I do agree with much of what Pinkston notes, however. For example, he talks about the current charter seats and the new ones coming online — pointing out that there’s lots of choice in terms of both district and charter schools. I’m fine with charter schools and think having high quality charter operators can enhance a district’s operation.
I also think Pinkston raises a good point about the long-term fiscal impact of expanding charter seats further. In essence, I’m raising the question: Is charter expansion worth the cost? Maybe the answer is yes. But, that’s something citizens in Nashville need to be aware of – the cost of charters going forward.
Likewise, as you point out, I’m sure there are expenses in the district budget that could be changed or reduced. I’d love to live in a utopia where school systems had money for all sorts of education innovations. But, we don’t. So, there are choices to be made. I’m all for options that don’t involve raising taxes… or even options that may include raising taxes.
But, I think it is fair to ask: Of the options out there, what is the best use of any new money made available for schools. Maybe some of it goes to charters, some to improving teacher pay, some to community schools. But, with a lawsuit victory or a tax increase, the new money available won’t be unlimited. Choices have to be made. Priorities must be established.
While you point to solid outcomes for some charters, there are also district managed schools getting very solid outcomes.
In any case, education policy is like all public policy: choices have to be made. This article seeks to raise awareness about the long-term cost of certain choices.

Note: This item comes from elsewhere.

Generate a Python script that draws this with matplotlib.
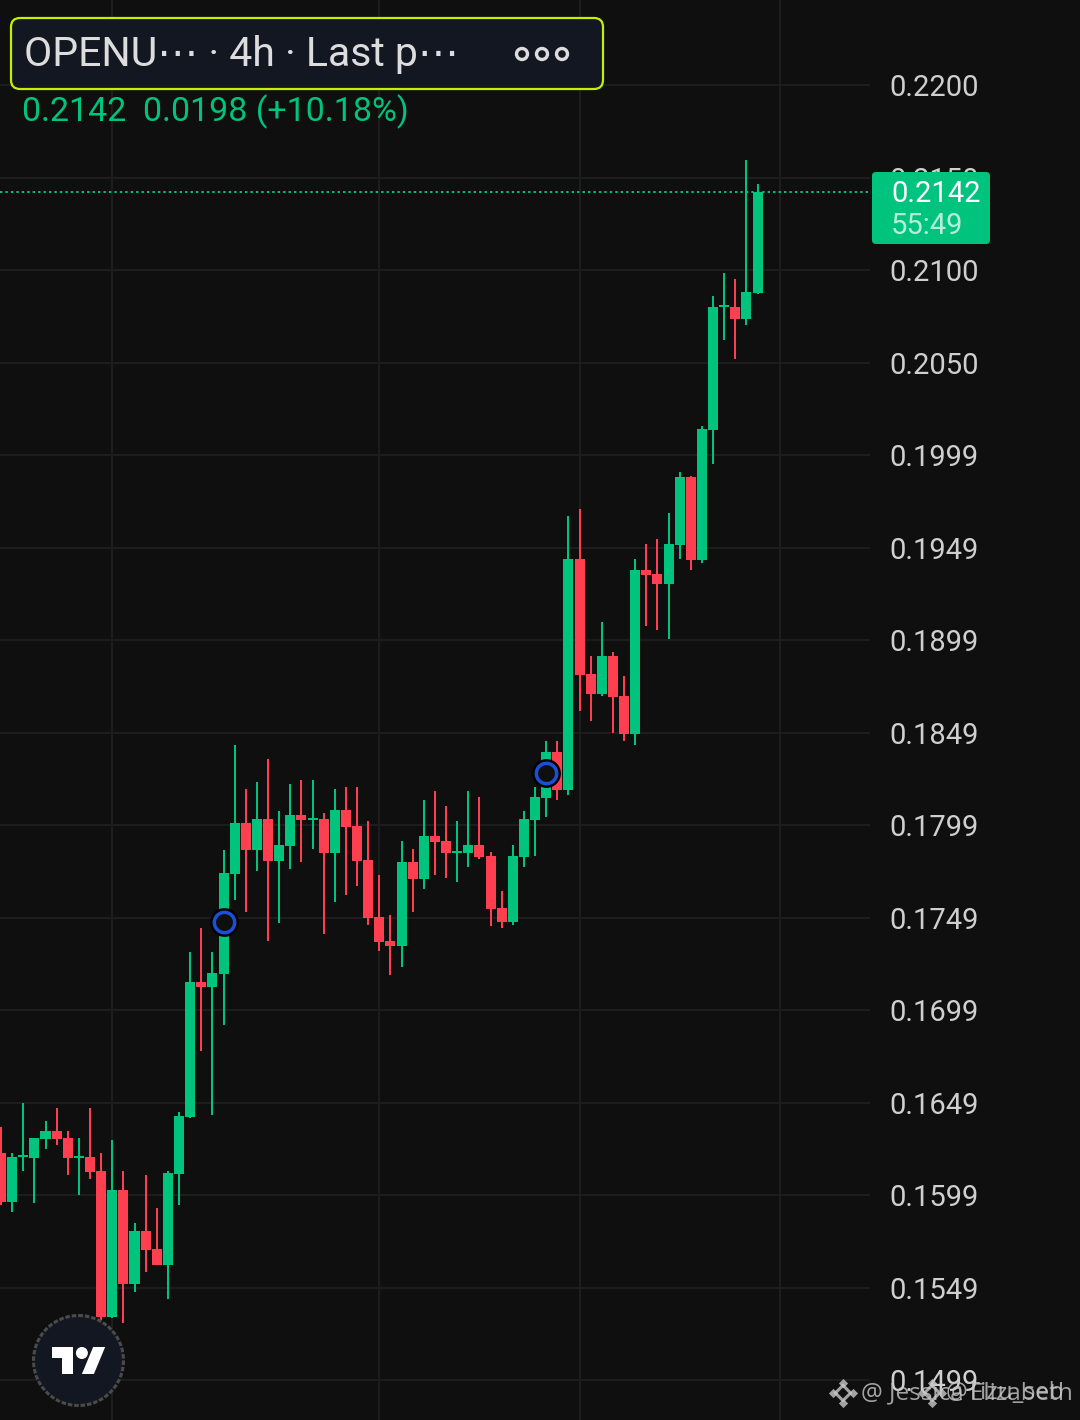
import numpy as np
import matplotlib
matplotlib.use("Agg")
import matplotlib.pyplot as plt
from matplotlib.patches import FancyBboxPatch, Circle, Polygon

# ---------------- data (4h candles, OPENUSDT-like) ----------------
opens = [0.16227, 0.15962, 0.16205, 0.16200, 0.16303, 0.16346, 0.16308, 0.16200, 0.16205, 0.16130,
         0.15341, 0.16027, 0.15519, 0.15805, 0.15708, 0.15622, 0.16114, 0.16422, 0.17151, 0.17124,
         0.17195, 0.17735, 0.18011, 0.17865, 0.18032, 0.17805, 0.17887, 0.18054, 0.18027, 0.18032,
         0.17849, 0.18081, 0.17995, 0.17811, 0.17503, 0.17373, 0.17346, 0.17800, 0.17708, 0.17941,
         0.17914, 0.17849, 0.17849, 0.17892, 0.17832, 0.17551, 0.17476, 0.17827, 0.18027, 0.18146,
         0.18395, 0.18189, 0.19438, 0.18816, 0.18708, 0.18914, 0.18697, 0.18492, 0.19378, 0.19357,
         0.19303, 0.19514, 0.19881, 0.19432, 0.20135, 0.20800, 0.20800, 0.20735, 0.20876]
highs = [0.16368, 0.16227, 0.16497, 0.16308, 0.16400, 0.16470, 0.16346, 0.16308, 0.16470, 0.16227,
         0.16297, 0.16130, 0.15849, 0.16108, 0.15930, 0.16130, 0.16449, 0.17314, 0.17443, 0.17314,
         0.17865, 0.18432, 0.18195, 0.18232, 0.18357, 0.18076, 0.18222, 0.18243, 0.18243, 0.18065,
         0.18195, 0.18205, 0.18205, 0.18022, 0.17730, 0.17514, 0.17914, 0.17870, 0.18135, 0.18184,
         0.18103, 0.18022, 0.18184, 0.18151, 0.17854, 0.17643, 0.17892, 0.18076, 0.18205, 0.18454,
         0.18454, 0.19670, 0.19708, 0.18914, 0.19097, 0.18935, 0.18805, 0.19438, 0.19519, 0.19546,
         0.19686, 0.19908, 0.19886, 0.20157, 0.20859, 0.20984, 0.20951, 0.21595, 0.21465]
lows = [0.15946, 0.15908, 0.16130, 0.15957, 0.16249, 0.16270, 0.16108, 0.16000, 0.16086, 0.15324,
        0.15335, 0.15308, 0.15476, 0.15584, 0.15622, 0.15438, 0.15946, 0.16416, 0.16778, 0.16432,
        0.16919, 0.17595, 0.17530, 0.17751, 0.17373, 0.17470, 0.17762, 0.17800, 0.17870, 0.17411,
        0.17584, 0.17622, 0.17670, 0.17459, 0.17319, 0.17189, 0.17232, 0.17530, 0.17654, 0.17730,
        0.17714, 0.17692, 0.17773, 0.17816, 0.17454, 0.17443, 0.17459, 0.17773, 0.17832, 0.18043,
        0.18135, 0.18162, 0.18616, 0.18562, 0.18697, 0.18497, 0.18454, 0.18432, 0.19076, 0.19054,
        0.19005, 0.19438, 0.19378, 0.19416, 0.19951, 0.20622, 0.20519, 0.20703, 0.20870]
closes = [0.15962, 0.16205, 0.16211, 0.16308, 0.16346, 0.16303, 0.16200, 0.16205, 0.16124, 0.15341,
          0.16027, 0.15519, 0.15805, 0.15703, 0.15622, 0.16119, 0.16427, 0.17151, 0.17124, 0.17200,
          0.17741, 0.18011, 0.17865, 0.18032, 0.17805, 0.17892, 0.18054, 0.18027, 0.18038, 0.17849,
          0.18081, 0.17989, 0.17805, 0.17497, 0.17368, 0.17346, 0.17800, 0.17708, 0.17941, 0.17908,
          0.17849, 0.17860, 0.17892, 0.17827, 0.17546, 0.17476, 0.17832, 0.18032, 0.18151, 0.18395,
          0.18189, 0.19438, 0.18811, 0.18708, 0.18914, 0.18692, 0.18492, 0.19378, 0.19351, 0.19303,
          0.19519, 0.19881, 0.19432, 0.20141, 0.20800, 0.20811, 0.20735, 0.20881, 0.21420]

marker_idx = [20, 49]
marker_price = [0.17476, 0.18281]

last_price = 0.2142
header_title = "OPENU\u22ef \u00b7 4h \u00b7 Last p\u22ef"
header_quote = "0.2142  0.0198 (+10.18%)"
countdown = "55:49"

tick_vals = [0.2200, 0.2150, 0.2100, 0.2050, 0.2000, 0.1950, 0.1900, 0.1850,
             0.1800, 0.1750, 0.1700, 0.1650, 0.1600, 0.1550, 0.1500]
tick_labels = ['0.2200', '0.2150', '0.2100', '0.2050', '0.1999', '0.1949', '0.1899', '0.1849',
               '0.1799', '0.1749', '0.1699', '0.1649', '0.1599', '0.1549', '0.1499']
vgrid_idx = [10, 34, 52, 70]

# ---------------- style ----------------
BG = '#0f0f0f'
UP = '#00c47e'
DN = '#ff3f4f'
GRID = '#1d1d1d'
TXT = '#cfcfcf'
FONT = ['Roboto', 'DejaVu Sans']

W, H = 1080, 1420
fig = plt.figure(figsize=(W / 100, H / 100), dpi=100, facecolor=BG)
ax = fig.add_axes([0, 0, 870 / W, 1])
ax.set_facecolor(BG)

o = np.array(opens); h = np.array(highs); l = np.array(lows); c = np.array(closes)
x = np.arange(len(o))
up = c >= o
cols = np.where(up, UP, DN)

ax.set_xlim(-0.09, 78.11)
ax.set_ylim(0.147838, 0.224595)

for v in tick_vals:
    ax.axhline(v, color=GRID, lw=1.5, zorder=0)
for vi in vgrid_idx:
    ax.axvline(vi, color=GRID, lw=1.5, zorder=0)

ax.vlines(x, l, h, colors=cols, lw=1.45, zorder=2)
body_h = np.maximum(np.abs(c - o), 0.00009)
ax.bar(x, body_h, bottom=np.minimum(o, c), width=0.9, color=cols, lw=0, zorder=3)

ax.axhline(last_price, color=UP, lw=1.4, linestyle=(0, (1.2, 1.6)), zorder=1)

ax.scatter(marker_idx, marker_price, s=280, facecolors=BG, edgecolors='#000000', linewidths=4, zorder=4)
ax.scatter(marker_idx, marker_price, s=215, facecolors=BG, edgecolors='#1a4fd8', linewidths=2.5, zorder=5)

for s in ax.spines.values():
    s.set_visible(False)
ax.yaxis.tick_right()
ax.set_yticks(tick_vals, tick_labels)
ax.set_xticks([])
ax.tick_params(axis='y', length=0, pad=14, labelsize=21, labelcolor=TXT)
for t in ax.get_yticklabels():
    t.set_fontfamily(FONT)

# ---------------- overlay (pixel coordinates) ----------------
ov = fig.add_axes([0, 0, 1, 1], zorder=5)
ov.set_xlim(0, W)
ov.set_ylim(H, 0)
ov.axis('off')
ov.patch.set_alpha(0)

ov.add_patch(FancyBboxPatch((11, 18), 592, 71, boxstyle="round,pad=0,rounding_size=9",
                            fc='#131722', ec='#c4f000', lw=1.6))
ov.text(24, 54, header_title, va='center', ha='left', fontsize=29.5, color='#dddddd', family=FONT)
for cx in (522, 542, 562):
    ov.add_patch(Circle((cx, 54), 5.5, fc='none', ec='#dddddd', lw=2.4))
ov.text(22, 112, header_quote, va='center', ha='left', fontsize=24.5, color=UP, family=FONT)

# last price label
ov.add_patch(FancyBboxPatch((872, 172), 118, 72, boxstyle="round,pad=0,rounding_size=4",
                            fc=UP, ec='none'))
ov.text(891, 194, f"{last_price:.4f}", va='center', ha='left', fontsize=21, color='white', family=FONT)
ov.text(891, 226, countdown, va='center', ha='left', fontsize=21, color=(1, 1, 1, 0.72), family=FONT)

# TradingView badge
ov.add_patch(Circle((78.5, 1360.5), 45, fc='#131722', ec='#4a4a4a', lw=2.2, ls=(0, (1.5, 0.6))))
sc, x0, y0 = 1.5, 51.9, 1341.0
def P(px, py):
    return (x0 + px * sc, y0 + py * sc)
ov.add_patch(Polygon([P(0, 4), P(14, 4), P(14, 22), P(7, 22), P(7, 11), P(0, 11)],
                     closed=True, fc='white', ec='none'))
ov.add_patch(Circle(P(20, 8), 4 * sc, fc='white', ec='none'))
ov.add_patch(Polygon([P(28, 22), P(20, 22), P(27.5, 4), P(35.5, 4)], closed=True, fc='white', ec='none'))

# watermark
def binance_logo(cx, cy, col):
    ov.scatter([cx], [cy], marker='D', s=60, facecolors='none', edgecolors=col, alpha=0.8, lw=2.2)
    for dx, dy in ((0, -10), (-10, 0), (10, 0), (0, 10)):
        ov.scatter([cx + dx], [cy + dy], marker='D', s=22, c=col, alpha=0.8, lw=0)

binance_logo(843, 1393, '#c8c8c8')
binance_logo(932, 1393, '#c8c8c8')
ov.text(861, 1393, "@ Jessica Elizabeth", va='center', ha='left', fontsize=17.5, color='#c8c8c8',
        alpha=0.8, family=['Open Sans', 'DejaVu Sans'])
ov.text(946, 1393, "@Tizu_seb", va='center', ha='left', fontsize=17.5, color='#c8c8c8',
        alpha=0.8, family=['Open Sans', 'DejaVu Sans'])

fig.savefig('out.png', dpi=100, facecolor=BG)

I’m in agreement with you on the point about putting dollars towards the choices that yield strong outcomes and results for students. I’ve been trying to stress that for years now.
I think it’s fair to raise the long term fiscal cost of charter question, but not with the accompanying falsehoods that Pinkston puts out or some of the scare tactics that have been associated with this conversation. So much of the conversation is spent on debunking myths vs. talking about value or cost/benefits of different potential choices.
As you mention in your reply, we need to be examining what works. There’s a lot of finger pointing to charters, but very little to no associated talk about where dollars are being spent well in the district. Charters are constantly referred to as a “cost” and a “drain” but the data points to them being a sound allocation of resources. Yes, the district has some good schools as well, but also a number of low performing ones. The money allocated to all the district’s Priority schools this year for example surpasses the money allocated to all charters.
Another example here is the Community Schools initiative. The data on the MNPS community schools is very mixed when it comes to student outcomes and achievement. I’ve looked at this subset of schools and it’s hard to tease out any notable gains for this policy choice. Yet, there are some who want to press the gas on expanding Community Schools, yet I think there is not really any sound data that shows they are improving student outcomes.
That seems like a fiscally irresponsible proposal. I’m all for supplemental services, I think it’s a sound concept in theory, and I’d point out that charters offer a number of these services in-house or through partners, but don’t get the explicit “community school” label.
I still believe what’s really going to move the needle on improving the district is continue to improve the quality of teaching and learning. There are a lot of dollars spent on that endeavor but I’d say many of them could be spent much more effectively.